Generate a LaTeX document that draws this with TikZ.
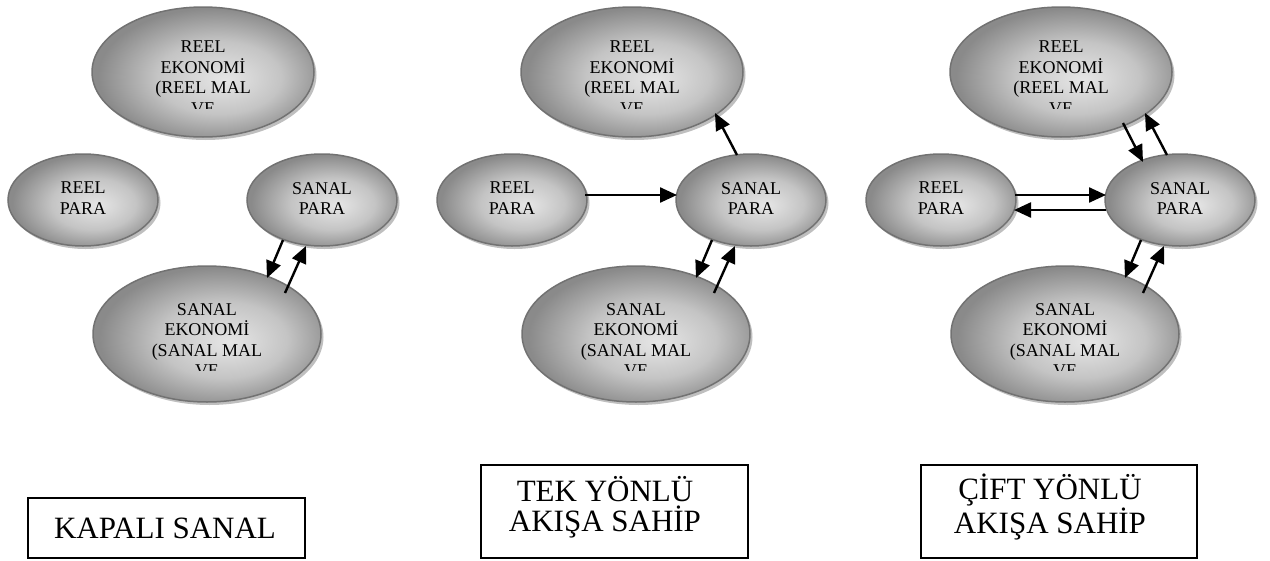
\documentclass[tikz,border=0pt]{standalone}
\usepackage{fontspec}
\setmainfont{Liberation Serif}
\usetikzlibrary{shapes.geometric,arrows.meta,shadows,calc}
\definecolor{shLight}{HTML}{E6E6E6}
\definecolor{shMid}{HTML}{C4C4C4}
\definecolor{shDark}{HTML}{8A8A8A}
\definecolor{rimgray}{HTML}{727272}
\pgfdeclareradialshading{ellsh}{\pgfpoint{5bp}{-3bp}}{color(0bp)=(shLight); color(14bp)=(shMid); color(26bp)=(shDark); color(50bp)=(shDark)}
\begin{document}
\begin{tikzpicture}[x=1pt,y=-1pt,
  ell/.style={ellipse, draw=rimgray, line width=1.5pt, shading=ellsh, inner sep=0pt,
    drop shadow={shadow xshift=2.5pt,shadow yshift=-3pt,fill=black!25,opacity=1}},
  bigell/.style={ell, minimum width=222pt, minimum height=130pt},
  lowell/.style={ell, minimum width=228pt, minimum height=136pt},
  smallell/.style={ell, minimum width=150pt, minimum height=92pt},
  etext/.style={font=\fontsize{18}{20.5}\selectfont, align=center, inner sep=0pt},
  arr/.style={line width=2.4pt, -{Triangle[length=17pt,width=15pt]}},
  boxnode/.style={draw, line width=1.6pt, inner sep=0pt},
  btext/.style={font=\fontsize{31}{30}\selectfont, align=center, inner sep=0pt}
]
\useasboundingbox (0,0) rectangle (1270,560);

\foreach \p/\o in {1/0,2/429,3/858}{
  \node[bigell] (re\p) at (203+\o,72) {};
  \node[smallell] (rp\p) at (83+\o,200) {};
  \node[smallell] (sp\p) at (322+\o,200) {};
  \node[lowell] (se\p) at (207+\o,334) {};
  \begin{scope}
    \clip (90+\o,0) rectangle (320+\o,108);
    \node[etext, anchor=north] (ret\p) at (203+\o,41) {REEL\\EKONOMİ\\(REEL MAL\\VE};
  \end{scope}
  \begin{scope}
    \clip (90+\o,280) rectangle (325+\o,370);
    \node[etext, anchor=north] (set\p) at (207+\o,303) {SANAL\\EKONOMİ\\(SANAL MAL\\VE};
  \end{scope}
  \node[etext, anchor=north] (rpt\p) at (83+\o,182) {REEL\\PARA};
  \node[etext, anchor=north] (spt\p) at (322+\o,182) {SANAL\\PARA};
  \draw[arr] ($(sp\p)+(-39,40)$) -- ($(se\p)+(60,-56)$);
  \draw[arr] ($(se\p)+(78,-41)$) -- ($(sp\p)+(-16,46)$);
}

% panel 2
\draw[arr] ($(rp2)+(73,-5)$) -- ($(sp2)+(-74,-5)$);
\draw[arr] ($(sp2)+(-14,-45)$) -- ($(re2)+(83,41)$);
% panel 3
\draw[arr] ($(rp3)+(74,-5)$) -- ($(sp3)+(-74,-5)$);
\draw[arr] ($(sp3)+(-74,10)$) -- ($(rp3)+(73,10)$);
\draw[arr] ($(re3)+(62,51)$) -- ($(sp3)+(-37,-38)$);
\draw[arr] ($(sp3)+(-13,-45)$) -- ($(re3)+(84,41)$);

% boxes
\node[boxnode, minimum width=277pt, minimum height=60pt] (box1) at (166.5,528) {};
\node[btext] (box1t) at (165,528) {KAPALI SANAL};
\node[boxnode, minimum width=267pt, minimum height=93pt] (box2) at (614.5,511.5) {};
\node[btext] (box2t) at (605,507) {TEK YÖNLÜ\\AKIŞA SAHİP};
\node[boxnode, minimum width=276pt, minimum height=93pt] (box3) at (1059,511.5) {};
\node[btext] (box3t) at (1050,507) {ÇİFT YÖNLÜ\\AKIŞA SAHİP};
\end{tikzpicture}
\end{document}
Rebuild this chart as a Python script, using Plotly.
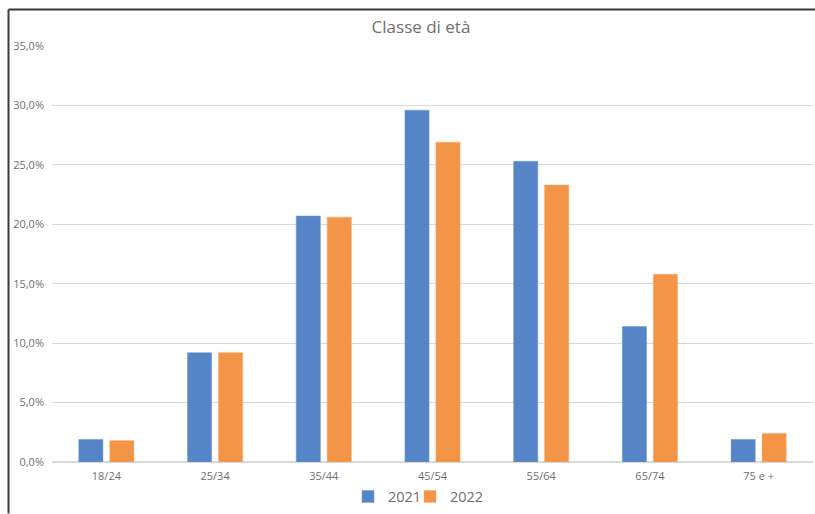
import plotly.graph_objects as go

categories = ["18/24", "25/34", "35/44", "45/54", "55/64", "65/74", "75 e +"]
values_2021 = [1.9, 9.2, 20.7, 29.6, 25.3, 11.4, 1.9]
values_2022 = [1.8, 9.2, 20.6, 26.9, 23.3, 15.8, 2.4]
y_ticks = [0, 5, 10, 15, 20, 25, 30, 35]
y_tick_labels = [f"{v:.1f}%".replace(".", ",") for v in y_ticks]

W, H = 815, 514
L, R, T, B = 52, 2, 46, 51.5
pw = W - L - R
ph = H - T - B

def px_x(px):
    return (px - L) / pw

def px_y(py):
    return (H - B - py) / ph

fig = go.Figure()
fig.add_trace(go.Bar(name="2021", x=categories, y=values_2021, legend="legend",
                     marker=dict(color="#5585C6", line=dict(color="#6F9AD2", width=0.5))))
fig.add_trace(go.Bar(name="2022", x=categories, y=values_2022, legend="legend2",
                     marker=dict(color="#F39446", line=dict(color="#F6AB70", width=0.5))))

font_family = "Open Sans, Noto Sans, sans-serif"
legend_style = dict(orientation="h", xanchor="left", y=px_y(497), yanchor="middle",
                    font=dict(size=14.5, color="#707070"), itemwidth=30,
                    bgcolor="rgba(0,0,0,0)")
fig.update_layout(
    width=W, height=H,
    margin=dict(l=L, r=R, t=T, b=B, pad=0),
    paper_bgcolor="white", plot_bgcolor="white",
    separators=",.",
    barmode="group", bargap=0.43, bargroupgap=0.22,
    title=dict(text="Classe di età", x=421 / W, xref="container", xanchor="center",
               y=1 - 27 / H, yref="container", yanchor="middle",
               font=dict(family=font_family, size=17, color="#707070")),
    font=dict(family=font_family, color="#707070"),
    showlegend=True,
    legend=dict(x=px_x(348), **legend_style),
    legend2=dict(x=px_x(410), **legend_style),
    xaxis=dict(showgrid=False, showline=False, zeroline=False, ticks="",
               tickfont=dict(size=11, color="#707070"), ticklabelstandoff=6),
    yaxis=dict(range=[0, 35], tickvals=y_ticks, ticktext=y_tick_labels,
               showgrid=True, gridcolor="#D9D9D9", gridwidth=1,
               zeroline=True, zerolinecolor="#D9D9D9", zerolinewidth=1.5,
               showline=False, ticks="", tickfont=dict(size=11, color="#707070"),
               ticklabelstandoff=7),
)

# chart frame (left and top edges)
fig.add_shape(type="line", xref="paper", yref="paper",
              x0=px_x(8.5), x1=px_x(815), y0=px_y(9.5), y1=px_y(9.5),
              line=dict(color="#3A3A3A", width=2))
fig.add_shape(type="line", xref="paper", yref="paper",
              x0=px_x(8.5), x1=px_x(8.5), y0=px_y(9.5), y1=px_y(514),
              line=dict(color="#3A3A3A", width=2))

fig.write_html("out.html")
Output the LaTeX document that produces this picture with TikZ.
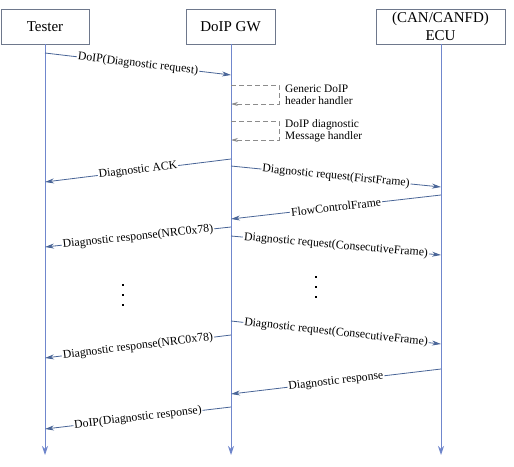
···
## WHAT TO DO
Using the material above, set down every line exactly, but skip the pictures.

## ANSWER FOR THE TASK
Generate a LaTeX document that draws this with TikZ.
\documentclass[tikz,border=0pt]{standalone}
\usepackage{fontspec}
\setmainfont{Liberation Serif}
\usetikzlibrary{shapes.geometric,arrows.meta,shadows,calc}
\definecolor{shLight}{HTML}{E6E6E6}
\definecolor{shMid}{HTML}{C4C4C4}
\definecolor{shDark}{HTML}{8A8A8A}
\definecolor{rimgray}{HTML}{727272}
\pgfdeclareradialshading{ellsh}{\pgfpoint{5bp}{-3bp}}{color(0bp)=(shLight); color(14bp)=(shMid); color(26bp)=(shDark); color(50bp)=(shDark)}
\begin{document}
\begin{tikzpicture}[x=1pt,y=-1pt,
  ell/.style={ellipse, draw=rimgray, line width=1.5pt, shading=ellsh, inner sep=0pt,
    drop shadow={shadow xshift=2.5pt,shadow yshift=-3pt,fill=black!25,opacity=1}},
  bigell/.style={ell, minimum width=222pt, minimum height=130pt},
  lowell/.style={ell, minimum width=228pt, minimum height=136pt},
  smallell/.style={ell, minimum width=150pt, minimum height=92pt},
  etext/.style={font=\fontsize{18}{20.5}\selectfont, align=center, inner sep=0pt},
  arr/.style={line width=2.4pt, -{Triangle[length=17pt,width=15pt]}},
  boxnode/.style={draw, line width=1.6pt, inner sep=0pt},
  btext/.style={font=\fontsize{31}{30}\selectfont, align=center, inner sep=0pt}
]
\useasboundingbox (0,0) rectangle (1270,560);

\foreach \p/\o in {1/0,2/429,3/858}{
  \node[bigell] (re\p) at (203+\o,72) {};
  \node[smallell] (rp\p) at (83+\o,200) {};
  \node[smallell] (sp\p) at (322+\o,200) {};
  \node[lowell] (se\p) at (207+\o,334) {};
  \begin{scope}
    \clip (90+\o,0) rectangle (320+\o,108);
    \node[etext, anchor=north] (ret\p) at (203+\o,41) {REEL\\EKONOMİ\\(REEL MAL\\VE};
  \end{scope}
  \begin{scope}
    \clip (90+\o,280) rectangle (325+\o,370);
    \node[etext, anchor=north] (set\p) at (207+\o,303) {SANAL\\EKONOMİ\\(SANAL MAL\\VE};
  \end{scope}
  \node[etext, anchor=north] (rpt\p) at (83+\o,182) {REEL\\PARA};
  \node[etext, anchor=north] (spt\p) at (322+\o,182) {SANAL\\PARA};
  \draw[arr] ($(sp\p)+(-39,40)$) -- ($(se\p)+(60,-56)$);
  \draw[arr] ($(se\p)+(78,-41)$) -- ($(sp\p)+(-16,46)$);
}

% panel 2
\draw[arr] ($(rp2)+(73,-5)$) -- ($(sp2)+(-74,-5)$);
\draw[arr] ($(sp2)+(-14,-45)$) -- ($(re2)+(83,41)$);
% panel 3
\draw[arr] ($(rp3)+(74,-5)$) -- ($(sp3)+(-74,-5)$);
\draw[arr] ($(sp3)+(-74,10)$) -- ($(rp3)+(73,10)$);
\draw[arr] ($(re3)+(62,51)$) -- ($(sp3)+(-37,-38)$);
\draw[arr] ($(sp3)+(-13,-45)$) -- ($(re3)+(84,41)$);

% boxes
\node[boxnode, minimum width=277pt, minimum height=60pt] (box1) at (166.5,528) {};
\node[btext] (box1t) at (165,528) {KAPALI SANAL};
\node[boxnode, minimum width=267pt, minimum height=93pt] (box2) at (614.5,511.5) {};
\node[btext] (box2t) at (605,507) {TEK YÖNLÜ\\AKIŞA SAHİP};
\node[boxnode, minimum width=276pt, minimum height=93pt] (box3) at (1059,511.5) {};
\node[btext] (box3t) at (1050,507) {ÇİFT YÖNLÜ\\AKIŞA SAHİP};
\end{tikzpicture}
\end{document}
Rebuild this chart as a Python script, using Plotly.
import plotly.graph_objects as go

categories = ["18/24", "25/34", "35/44", "45/54", "55/64", "65/74", "75 e +"]
values_2021 = [1.9, 9.2, 20.7, 29.6, 25.3, 11.4, 1.9]
values_2022 = [1.8, 9.2, 20.6, 26.9, 23.3, 15.8, 2.4]
y_ticks = [0, 5, 10, 15, 20, 25, 30, 35]
y_tick_labels = [f"{v:.1f}%".replace(".", ",") for v in y_ticks]

W, H = 815, 514
L, R, T, B = 52, 2, 46, 51.5
pw = W - L - R
ph = H - T - B

def px_x(px):
    return (px - L) / pw

def px_y(py):
    return (H - B - py) / ph

fig = go.Figure()
fig.add_trace(go.Bar(name="2021", x=categories, y=values_2021, legend="legend",
                     marker=dict(color="#5585C6", line=dict(color="#6F9AD2", width=0.5))))
fig.add_trace(go.Bar(name="2022", x=categories, y=values_2022, legend="legend2",
                     marker=dict(color="#F39446", line=dict(color="#F6AB70", width=0.5))))

font_family = "Open Sans, Noto Sans, sans-serif"
legend_style = dict(orientation="h", xanchor="left", y=px_y(497), yanchor="middle",
                    font=dict(size=14.5, color="#707070"), itemwidth=30,
                    bgcolor="rgba(0,0,0,0)")
fig.update_layout(
    width=W, height=H,
    margin=dict(l=L, r=R, t=T, b=B, pad=0),
    paper_bgcolor="white", plot_bgcolor="white",
    separators=",.",
    barmode="group", bargap=0.43, bargroupgap=0.22,
    title=dict(text="Classe di età", x=421 / W, xref="container", xanchor="center",
               y=1 - 27 / H, yref="container", yanchor="middle",
               font=dict(family=font_family, size=17, color="#707070")),
    font=dict(family=font_family, color="#707070"),
    showlegend=True,
    legend=dict(x=px_x(348), **legend_style),
    legend2=dict(x=px_x(410), **legend_style),
    xaxis=dict(showgrid=False, showline=False, zeroline=False, ticks="",
               tickfont=dict(size=11, color="#707070"), ticklabelstandoff=6),
    yaxis=dict(range=[0, 35], tickvals=y_ticks, ticktext=y_tick_labels,
               showgrid=True, gridcolor="#D9D9D9", gridwidth=1,
               zeroline=True, zerolinecolor="#D9D9D9", zerolinewidth=1.5,
               showline=False, ticks="", tickfont=dict(size=11, color="#707070"),
               ticklabelstandoff=7),
)

# chart frame (left and top edges)
fig.add_shape(type="line", xref="paper", yref="paper",
              x0=px_x(8.5), x1=px_x(815), y0=px_y(9.5), y1=px_y(9.5),
              line=dict(color="#3A3A3A", width=2))
fig.add_shape(type="line", xref="paper", yref="paper",
              x0=px_x(8.5), x1=px_x(8.5), y0=px_y(9.5), y1=px_y(514),
              line=dict(color="#3A3A3A", width=2))

fig.write_html("out.html")
Output the LaTeX document that produces this picture with TikZ.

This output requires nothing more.